◆ **Written exercise**: Your task is to copy every line of the records below that contains "this".

◆ **Records shown**:
● ● ● ●

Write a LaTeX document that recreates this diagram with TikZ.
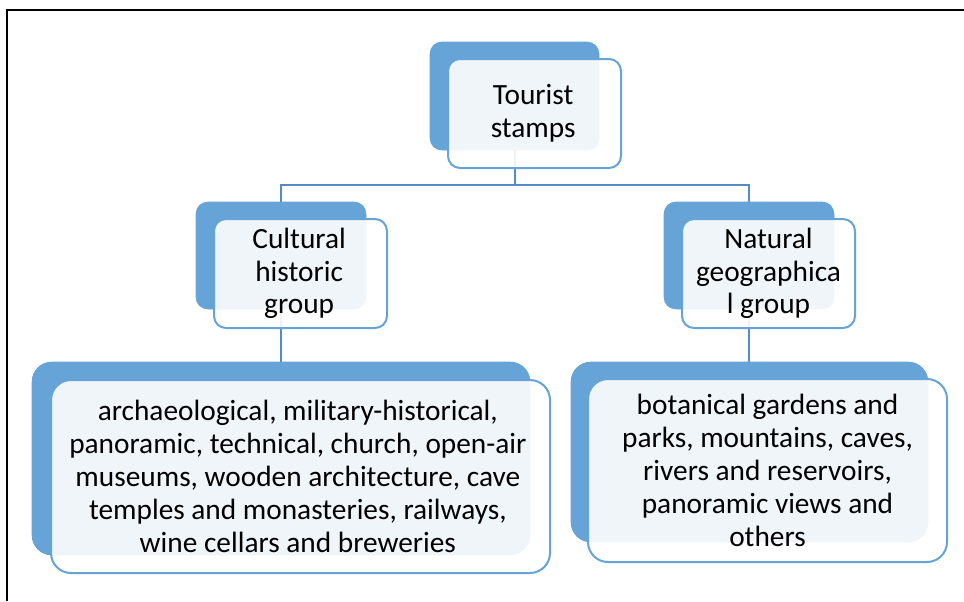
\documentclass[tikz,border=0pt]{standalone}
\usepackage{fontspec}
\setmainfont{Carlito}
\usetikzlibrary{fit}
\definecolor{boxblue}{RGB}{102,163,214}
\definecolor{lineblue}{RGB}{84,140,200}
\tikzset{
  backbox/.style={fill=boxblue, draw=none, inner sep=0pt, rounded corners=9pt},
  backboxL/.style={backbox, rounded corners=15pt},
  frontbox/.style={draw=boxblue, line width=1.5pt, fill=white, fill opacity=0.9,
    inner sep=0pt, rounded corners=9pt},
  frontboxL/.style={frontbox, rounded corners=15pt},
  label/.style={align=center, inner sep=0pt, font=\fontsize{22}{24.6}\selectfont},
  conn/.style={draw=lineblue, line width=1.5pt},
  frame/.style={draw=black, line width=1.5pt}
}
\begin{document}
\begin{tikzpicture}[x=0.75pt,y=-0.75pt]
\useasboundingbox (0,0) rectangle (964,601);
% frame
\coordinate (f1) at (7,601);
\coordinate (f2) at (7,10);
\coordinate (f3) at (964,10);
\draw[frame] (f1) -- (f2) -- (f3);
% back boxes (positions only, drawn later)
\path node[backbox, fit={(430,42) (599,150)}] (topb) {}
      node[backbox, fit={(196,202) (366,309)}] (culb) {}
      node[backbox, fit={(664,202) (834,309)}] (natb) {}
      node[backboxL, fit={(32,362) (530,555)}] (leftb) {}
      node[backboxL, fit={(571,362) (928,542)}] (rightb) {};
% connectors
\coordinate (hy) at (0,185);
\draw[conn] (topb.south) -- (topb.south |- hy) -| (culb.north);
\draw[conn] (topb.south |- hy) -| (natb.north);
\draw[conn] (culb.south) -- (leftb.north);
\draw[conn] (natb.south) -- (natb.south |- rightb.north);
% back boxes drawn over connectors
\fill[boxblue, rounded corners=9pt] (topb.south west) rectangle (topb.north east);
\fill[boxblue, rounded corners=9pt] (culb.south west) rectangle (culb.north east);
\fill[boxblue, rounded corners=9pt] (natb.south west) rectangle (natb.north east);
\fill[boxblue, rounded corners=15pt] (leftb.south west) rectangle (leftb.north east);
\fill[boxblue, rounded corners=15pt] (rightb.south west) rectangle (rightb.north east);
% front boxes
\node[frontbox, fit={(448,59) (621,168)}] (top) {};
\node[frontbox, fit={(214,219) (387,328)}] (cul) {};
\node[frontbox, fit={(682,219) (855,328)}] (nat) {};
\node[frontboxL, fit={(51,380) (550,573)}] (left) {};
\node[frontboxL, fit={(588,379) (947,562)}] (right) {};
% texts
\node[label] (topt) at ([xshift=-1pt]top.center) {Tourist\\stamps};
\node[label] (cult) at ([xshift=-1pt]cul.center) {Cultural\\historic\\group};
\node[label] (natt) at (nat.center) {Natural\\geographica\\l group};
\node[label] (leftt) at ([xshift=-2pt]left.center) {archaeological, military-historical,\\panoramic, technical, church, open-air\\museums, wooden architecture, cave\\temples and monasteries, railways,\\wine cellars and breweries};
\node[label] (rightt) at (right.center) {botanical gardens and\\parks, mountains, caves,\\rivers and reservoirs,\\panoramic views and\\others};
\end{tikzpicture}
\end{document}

● ● ● ●

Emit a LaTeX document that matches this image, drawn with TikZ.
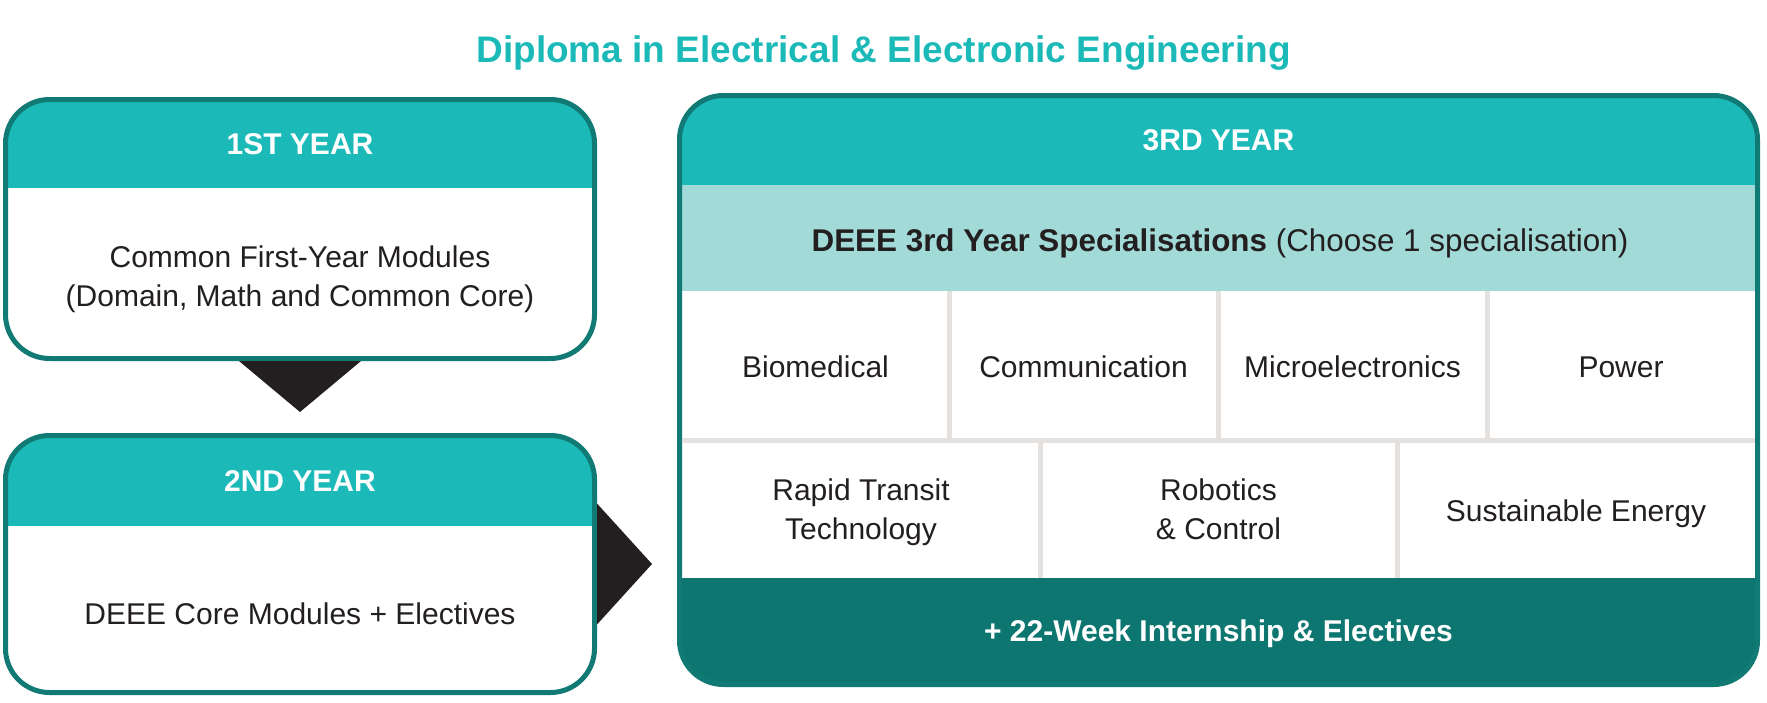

● ● ● ●

◆ **Task answer**:
Write a LaTeX document that recreates this diagram with TikZ.
Emit a LaTeX document that matches this image, drawn with TikZ.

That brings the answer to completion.